Resistance slogans have proven equally lucrative for Democratic politicians running for election. Anti-Trump rhetoric has fueled massive donations to political campaigns, starting with special elections in 2017, up through this 2020 election cycle. Democratic candidates for Congress in 2018 raised more than $1 billion, breaking records and swamping Republicans. Beto O’Rourke alone raised an extraordinary $80 million in his (ultimately doomed) quest to unseat Texas Republican Senator Ted Cruz.
Resistance leaders have also used their nonstop Trump hate to mobilize volunteers and voters for Democratic causes.

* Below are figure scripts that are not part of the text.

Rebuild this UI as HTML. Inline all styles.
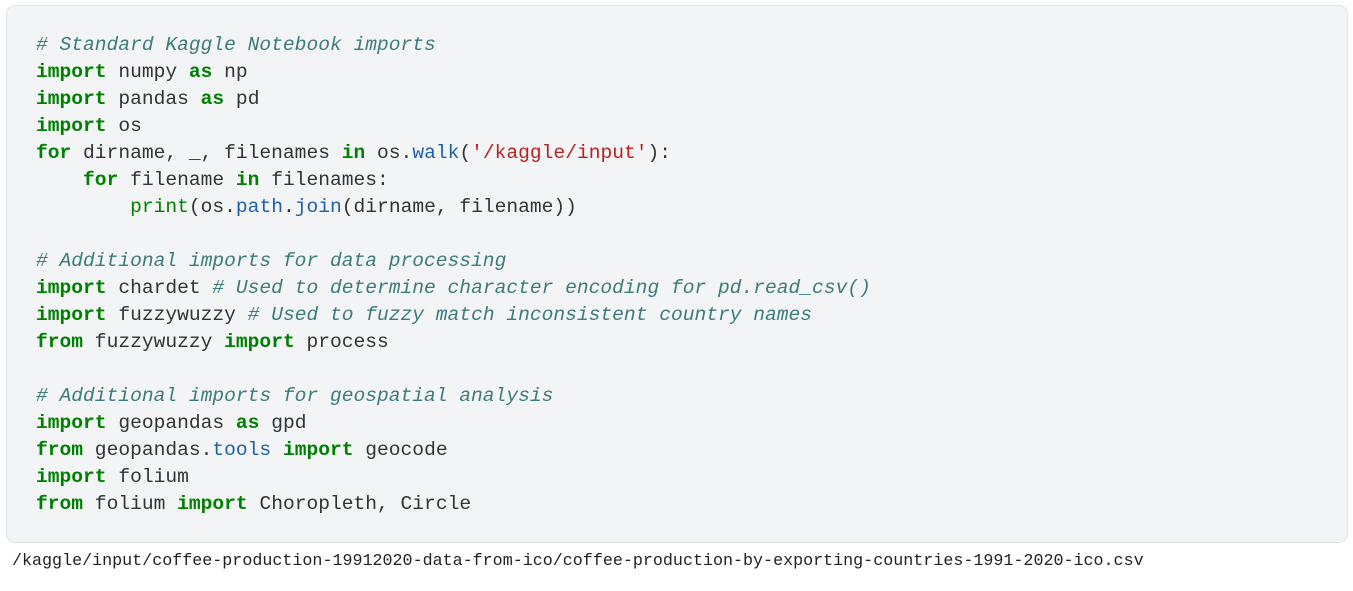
<!DOCTYPE html>
<html><head><meta charset="utf-8"><style>
body{margin:0;width:1353px;height:591px;background:#fff;overflow:hidden;font-family:"Liberation Mono",monospace;}
.box{position:absolute;left:6px;top:5px;width:1340px;height:536px;background:#f3f4f6;border:1px solid #e1e3e6;border-radius:9px;}
pre{position:absolute;left:36px;top:32px;margin:0;font-family:"Liberation Mono",monospace;font-size:19.6px;line-height:27px;color:#333;}
.k{color:#008000;font-weight:bold}
.c{color:#3d7b7b;font-style:italic}
.s{color:#ba2121}
.b{color:#1f5fa8}
.g{color:#008000}
.out{position:absolute;left:12px;top:550px;font-size:16.7px;color:#222;white-space:pre;line-height:24px;}
</style></head><body>
<div class="box"></div>
<pre><span class="c"># Standard Kaggle Notebook imports</span>
<span class="k">import</span> numpy <span class="k">as</span> np
<span class="k">import</span> pandas <span class="k">as</span> pd
<span class="k">import</span> os
<span class="k">for</span> dirname, _, filenames <span class="k">in</span> os.<span class="b">walk</span>(<span class="s">'/kaggle/input'</span>):
    <span class="k">for</span> filename <span class="k">in</span> filenames:
        <span class="g">print</span>(os.<span class="b">path</span>.<span class="b">join</span>(dirname, filename))

<span class="c"># Additional imports for data processing</span>
<span class="k">import</span> chardet <span class="c"># Used to determine character encoding for pd.read_csv()</span>
<span class="k">import</span> fuzzywuzzy <span class="c"># Used to fuzzy match inconsistent country names</span>
<span class="k">from</span> fuzzywuzzy <span class="k">import</span> process

<span class="c"># Additional imports for geospatial analysis</span>
<span class="k">import</span> geopandas <span class="k">as</span> gpd
<span class="k">from</span> geopandas.<span class="b">tools</span> <span class="k">import</span> geocode
<span class="k">import</span> folium
<span class="k">from</span> folium <span class="k">import</span> Choropleth, Circle</pre>
<div class="out">/kaggle/input/coffee-production-19912020-data-from-ico/coffee-production-by-exporting-countries-1991-2020-ico.csv</div>
</body></html>
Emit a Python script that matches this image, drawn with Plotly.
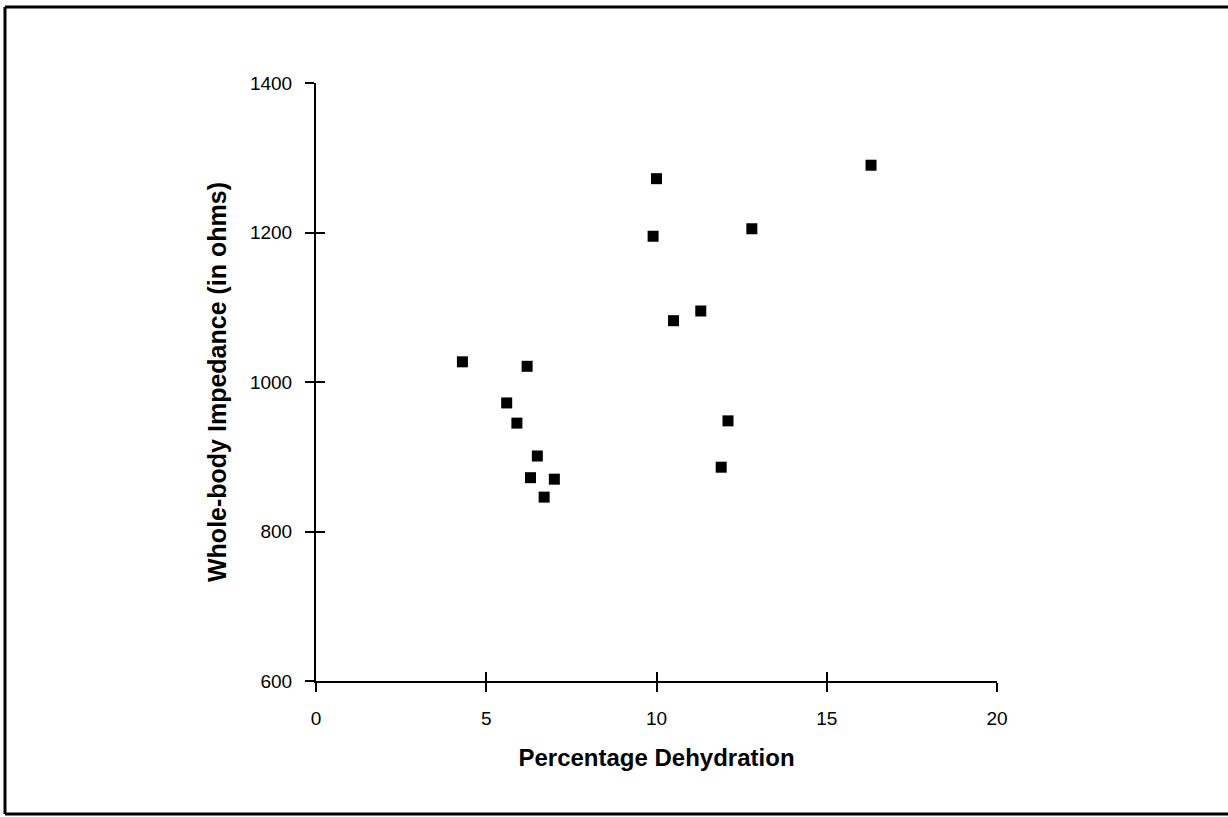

In October 2018, Time ran a piece titled “How the Anti-Trump Resistance Is Organizing Its Outrage.” The story laid out how Resistance types were enlisting average Americans, fueled by anti-Trump fervor, to do their bidding. “Hundreds of thousands of volunteers, allied with thousands of autonomous groups, are doing the grunt work of propelling their neighbors to the polls, using tactics tailored to their communities. Suburban moms are knocking on doors in North Carolina battlegrounds; racial-justice organizers in Georgia are mobilizing black voters in churches and restaurants; college students in Pennsylvania are using social media to reach new voters. In Texas, immigrant-rights activists are helping Latino voters get their paperwork in order. Teenage gun-safety advocates from Florida are on bus tours to register other newly eligible voters.” An NBC News piece b
y Republican strategist Evan Siegfried in October 2018 laid out how all this was helping Democrats rack up voter registrations in key areas. “In Iowa, 2018 voter registrations so far are double what they were at the same point in 2014. Even more telling is the partisan breakdown: Democrats added 23,064 new members so far this year and Republicans only 1,636.”
More broadly, Resistance leaders discovered the benefits of conflating Trump with his policies, as a way of delegitimizing the entire conservative agenda. Here’s one way it works: A Resistance leader will call Trump ignorant and evil, but in the same breath also note that Trump believes in so-and-so policy. Ergo, said policy is ignorant and evil. In a November 26, 2018, column, the same NYT economist, Paul Krugman, decried the Trump administration as “anti-objective-reality.” Trump and Republicans suffered from “sheer depravity” and engaged in “tough guy posturing.” Mr. Krugman also tossed in the terms “greed, opportunism, and ego.” It turns out the actual subject of the column was GOP climate change “denial.” Only in the age of Trump can liberals write off those who question man-made global warming as morally “depraved.”
Trump gives Resistance leaders new ways to demean and undercut their entire opposition. A particularly nasty claim is that Trump and his election somehow prove that conservatives as a whole are vile. Amy Goodman, the host of the liberal Democracy Now! news program, wrote at the end of 2016 that “Trump’s campaign was overtly racist, and this seems to have motivated a terrifying number of voters.” Got that? People didn’t come out to vote for Trump because he promised lower taxes or less regulation or better judges. They did it because they hate minorities, according to the Resistance.
Resistance politicians have made an art of the same sort of guilt-and-dismissal by association. This was California Senator Kamala Harris in the days following the Trump election victory: “One side believes it is okay to demagogue immigrants, has proposed unrealistic plans to build a wall, and is promising to break up families by deporting millions of people. The other side believes in respect, justice, dignity and equality as part of an approach to bring millions of people out of the shadows.” Again, every Republican, by virtue of voting for Trump, is against respect, justice, dignity, and equality.